On some issues, including the new health care law, McConnell fiercely opposes Obama. On others, such as immigration, McConnell fades into the background, forcing other Republicans to lead.
Back home, McConnell, who turns 72 on Thursday, visits Kentucky towns most weekends, and presses his staff to handle constituents’ requests.
“He’s the only one who helped me,” said 70-year-old Anita Stirsman, citing McConnell’s role in securing a government benefit for a relative 20 years ago. She has never forgotten, she said, as she awaited McConnell’s Madisonville speech.
McConnell was the undisputed king of Kentucky Republican politics until 2010. That’s when Bowling Green ophthalmologist Rand Paul, son of libertarian hero Ron Paul, clobbered McConnell’s hand-picked candidate in a GOP Senate primary.

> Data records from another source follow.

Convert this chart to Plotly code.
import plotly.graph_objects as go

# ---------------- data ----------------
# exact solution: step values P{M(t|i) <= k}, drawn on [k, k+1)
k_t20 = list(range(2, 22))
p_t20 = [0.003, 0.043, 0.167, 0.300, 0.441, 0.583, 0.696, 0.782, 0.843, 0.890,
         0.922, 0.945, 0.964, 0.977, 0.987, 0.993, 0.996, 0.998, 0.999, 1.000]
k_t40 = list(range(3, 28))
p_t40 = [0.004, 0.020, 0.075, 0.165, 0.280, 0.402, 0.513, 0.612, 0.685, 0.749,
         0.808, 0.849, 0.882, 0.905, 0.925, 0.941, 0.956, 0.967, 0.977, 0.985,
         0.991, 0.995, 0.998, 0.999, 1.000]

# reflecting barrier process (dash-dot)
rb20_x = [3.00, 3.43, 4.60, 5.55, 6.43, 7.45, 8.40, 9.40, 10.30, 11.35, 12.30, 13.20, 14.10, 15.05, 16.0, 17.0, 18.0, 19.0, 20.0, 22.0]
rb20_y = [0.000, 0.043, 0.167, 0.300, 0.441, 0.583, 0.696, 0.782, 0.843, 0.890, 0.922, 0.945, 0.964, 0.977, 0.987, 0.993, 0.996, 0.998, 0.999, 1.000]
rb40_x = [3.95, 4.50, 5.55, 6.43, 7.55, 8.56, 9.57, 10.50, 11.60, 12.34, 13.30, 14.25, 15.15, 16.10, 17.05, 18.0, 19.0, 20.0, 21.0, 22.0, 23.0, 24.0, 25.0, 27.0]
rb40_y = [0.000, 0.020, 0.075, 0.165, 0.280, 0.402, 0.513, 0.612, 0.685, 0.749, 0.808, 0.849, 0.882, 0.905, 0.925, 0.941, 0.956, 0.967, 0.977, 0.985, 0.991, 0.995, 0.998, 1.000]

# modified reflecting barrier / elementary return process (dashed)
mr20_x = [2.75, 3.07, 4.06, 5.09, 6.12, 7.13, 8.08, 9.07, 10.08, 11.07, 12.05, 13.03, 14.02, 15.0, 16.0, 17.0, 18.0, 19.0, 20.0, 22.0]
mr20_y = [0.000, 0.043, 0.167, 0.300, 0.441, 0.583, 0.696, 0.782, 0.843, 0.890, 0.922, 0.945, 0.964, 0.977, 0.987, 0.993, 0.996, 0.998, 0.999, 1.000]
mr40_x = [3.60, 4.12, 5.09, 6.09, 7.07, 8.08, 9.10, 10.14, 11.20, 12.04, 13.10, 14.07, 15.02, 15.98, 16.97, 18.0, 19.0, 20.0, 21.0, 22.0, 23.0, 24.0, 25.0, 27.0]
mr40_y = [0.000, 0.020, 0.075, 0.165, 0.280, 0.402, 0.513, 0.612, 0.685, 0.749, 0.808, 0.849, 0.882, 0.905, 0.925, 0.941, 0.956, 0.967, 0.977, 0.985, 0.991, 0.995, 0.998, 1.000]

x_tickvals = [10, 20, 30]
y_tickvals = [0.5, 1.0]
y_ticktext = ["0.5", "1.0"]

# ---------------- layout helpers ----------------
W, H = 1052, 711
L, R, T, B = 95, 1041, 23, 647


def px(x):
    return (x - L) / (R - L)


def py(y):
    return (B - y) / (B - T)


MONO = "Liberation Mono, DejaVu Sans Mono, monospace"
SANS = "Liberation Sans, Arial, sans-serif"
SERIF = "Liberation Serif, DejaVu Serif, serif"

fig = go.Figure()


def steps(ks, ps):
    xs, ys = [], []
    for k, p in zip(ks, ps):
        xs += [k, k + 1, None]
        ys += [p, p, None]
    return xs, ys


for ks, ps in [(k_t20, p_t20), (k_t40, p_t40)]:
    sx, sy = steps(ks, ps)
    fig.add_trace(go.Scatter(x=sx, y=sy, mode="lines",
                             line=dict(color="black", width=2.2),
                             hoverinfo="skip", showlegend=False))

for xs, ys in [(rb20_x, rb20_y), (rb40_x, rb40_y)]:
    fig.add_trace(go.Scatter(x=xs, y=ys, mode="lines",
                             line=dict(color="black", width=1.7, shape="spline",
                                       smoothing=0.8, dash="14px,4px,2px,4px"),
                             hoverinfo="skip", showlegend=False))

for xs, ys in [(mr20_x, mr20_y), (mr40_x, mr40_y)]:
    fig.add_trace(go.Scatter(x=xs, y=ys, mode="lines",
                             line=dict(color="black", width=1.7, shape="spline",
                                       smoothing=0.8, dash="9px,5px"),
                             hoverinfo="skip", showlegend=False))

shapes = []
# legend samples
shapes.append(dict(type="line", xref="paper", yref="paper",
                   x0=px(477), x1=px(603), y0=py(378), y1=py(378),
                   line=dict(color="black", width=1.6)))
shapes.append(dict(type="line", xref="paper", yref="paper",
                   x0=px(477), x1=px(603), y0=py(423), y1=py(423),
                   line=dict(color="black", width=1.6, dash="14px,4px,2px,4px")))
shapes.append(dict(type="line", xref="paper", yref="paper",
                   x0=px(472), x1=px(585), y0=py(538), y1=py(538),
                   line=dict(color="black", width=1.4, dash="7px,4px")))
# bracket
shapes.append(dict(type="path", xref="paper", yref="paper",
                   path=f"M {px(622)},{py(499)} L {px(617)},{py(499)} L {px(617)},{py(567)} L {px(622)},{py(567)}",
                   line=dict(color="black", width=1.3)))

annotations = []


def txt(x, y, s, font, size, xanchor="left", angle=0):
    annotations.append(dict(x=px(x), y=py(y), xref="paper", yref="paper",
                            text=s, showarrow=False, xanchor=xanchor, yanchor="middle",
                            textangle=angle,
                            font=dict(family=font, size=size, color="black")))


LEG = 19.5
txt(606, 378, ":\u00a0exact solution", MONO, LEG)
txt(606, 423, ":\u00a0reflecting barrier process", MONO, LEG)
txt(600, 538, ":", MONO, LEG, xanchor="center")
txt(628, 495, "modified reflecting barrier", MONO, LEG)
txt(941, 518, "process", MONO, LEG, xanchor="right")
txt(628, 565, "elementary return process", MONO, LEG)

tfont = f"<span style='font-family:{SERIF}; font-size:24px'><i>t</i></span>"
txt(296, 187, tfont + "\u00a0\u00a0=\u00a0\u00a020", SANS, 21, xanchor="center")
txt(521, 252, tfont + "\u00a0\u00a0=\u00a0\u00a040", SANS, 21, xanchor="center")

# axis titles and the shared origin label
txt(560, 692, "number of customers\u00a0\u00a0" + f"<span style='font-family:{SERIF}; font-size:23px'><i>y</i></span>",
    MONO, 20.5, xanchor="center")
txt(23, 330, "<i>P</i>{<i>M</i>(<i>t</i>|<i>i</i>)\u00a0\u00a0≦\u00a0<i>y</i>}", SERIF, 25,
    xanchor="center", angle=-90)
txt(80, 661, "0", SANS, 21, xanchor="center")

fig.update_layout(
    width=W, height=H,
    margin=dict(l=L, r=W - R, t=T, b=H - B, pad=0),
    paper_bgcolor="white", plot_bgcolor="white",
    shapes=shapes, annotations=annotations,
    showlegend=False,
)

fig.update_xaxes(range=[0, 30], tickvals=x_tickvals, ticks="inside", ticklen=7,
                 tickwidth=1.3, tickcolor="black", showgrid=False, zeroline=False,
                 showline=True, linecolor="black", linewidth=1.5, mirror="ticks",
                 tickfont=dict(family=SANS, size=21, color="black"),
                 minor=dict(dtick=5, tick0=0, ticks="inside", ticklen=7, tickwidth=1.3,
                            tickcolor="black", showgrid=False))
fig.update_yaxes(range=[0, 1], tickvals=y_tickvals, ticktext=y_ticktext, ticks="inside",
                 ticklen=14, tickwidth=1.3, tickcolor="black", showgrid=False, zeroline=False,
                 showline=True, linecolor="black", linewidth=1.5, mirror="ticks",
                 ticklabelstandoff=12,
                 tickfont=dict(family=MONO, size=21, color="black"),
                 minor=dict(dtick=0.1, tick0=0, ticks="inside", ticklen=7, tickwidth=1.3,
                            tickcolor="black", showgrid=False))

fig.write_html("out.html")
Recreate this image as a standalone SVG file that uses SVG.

Ever since, McConnell has tried to placate tea party critics, even hiring Paul’s campaign manager for his own race.
Still, Louisville businessman Matt Bevin is challenging McConnell from the right. He is spending $600,000 of his own money and drawing respectable sums from conservative groups and individuals.
Bevin’s intensity contrasts with McConnell’s dour deadpan, and some Republicans say he’s the fresh face to replace a three-decade Senate fixture. Bevin disdainfully criticized McConnell in an interview after a GOP dinner speech in Fisherville, about 30 minutes east of Louisville.
McConnell “crows about the fact that he’s given 150 speeches on Obamacare,” Bevin said. “If you’re that cotton-picking powerful, really, you’ve given 150 speeches and didn’t move the needle one iota?”
Bevin also criticized McConnell for agreeing to raise the U.S. government’s borrowing limit, and dismissed those who say a default could cripple the economy. “Oh please, come on,” he said. “We have zero chance of defaulting.”
Bevin must contend with McConnell’s higher profile, potent fundraising and opposition researchers who found that Bevin had both praised and condemned the 2008 federal bank bailout. Even some of Bevin’s supporters acknowledge McConnell’s years of steering federal aid to Kentucky.
“He’s done a fantastic job for the state,” Lisa Sullivan said in Fisherville. “But it’s time for a younger person.”
Another Bevin complication is that Paul has endorsed McConnell, although his praise sometimes sounds lukewarm. In an interview, Paul said Obama’s unpopularity will sink Democratic candidate Alison Lundergan Grimes, the secretary of state.
“I can’t imagine that we would elect a Democrat from Kentucky unless they apologized and dissacociated themselves completely from the president,” Paul said.
Grimes, whose father was a well-known Democrat, easily won statewide election in 2011. She is playing it safe thus far in the Senate race, calling for improved job training, a crackdown on Chinese currency manipulation, and a higher minimum wage.
Grimes’ campaign staff said she was too busy for an interview. She is raising millions of dollars, some of it from Hollywood figures. Former president Bill Clinton will campaign for her Feb. 25.
McConnell wants to tie Grimes tightly to Obama’s health law and his administration’s restrictions on plants that burn coal, a struggling Kentucky product. He told the Madisonville crowd that Obama “wants to Europeanize America” while waging “a war on coal.”
Greg Stumbo, the Democratic speaker of the Kentucky House, said efforts to coat Grimes with Obama’s unpopularity won’t work. He said McConnell is even less popular in Kentucky than the president.
Bashing the health care law “is getting a little bit old with voters,” Stumbo said. Besides, he said, the law is working fairly well in Kentucky, where Democratic Gov. Steve Beshear has promoted sign-up efforts.
“I think the race is hers to lose,” he said.
Republicans say such remarks overlook McConnell’s history of battling as fiercely as he must to win elections. As retired coal worker Curtis Johnson waited for the senator to speak, he said, “He’s probably twisting some arms and pushing some people.”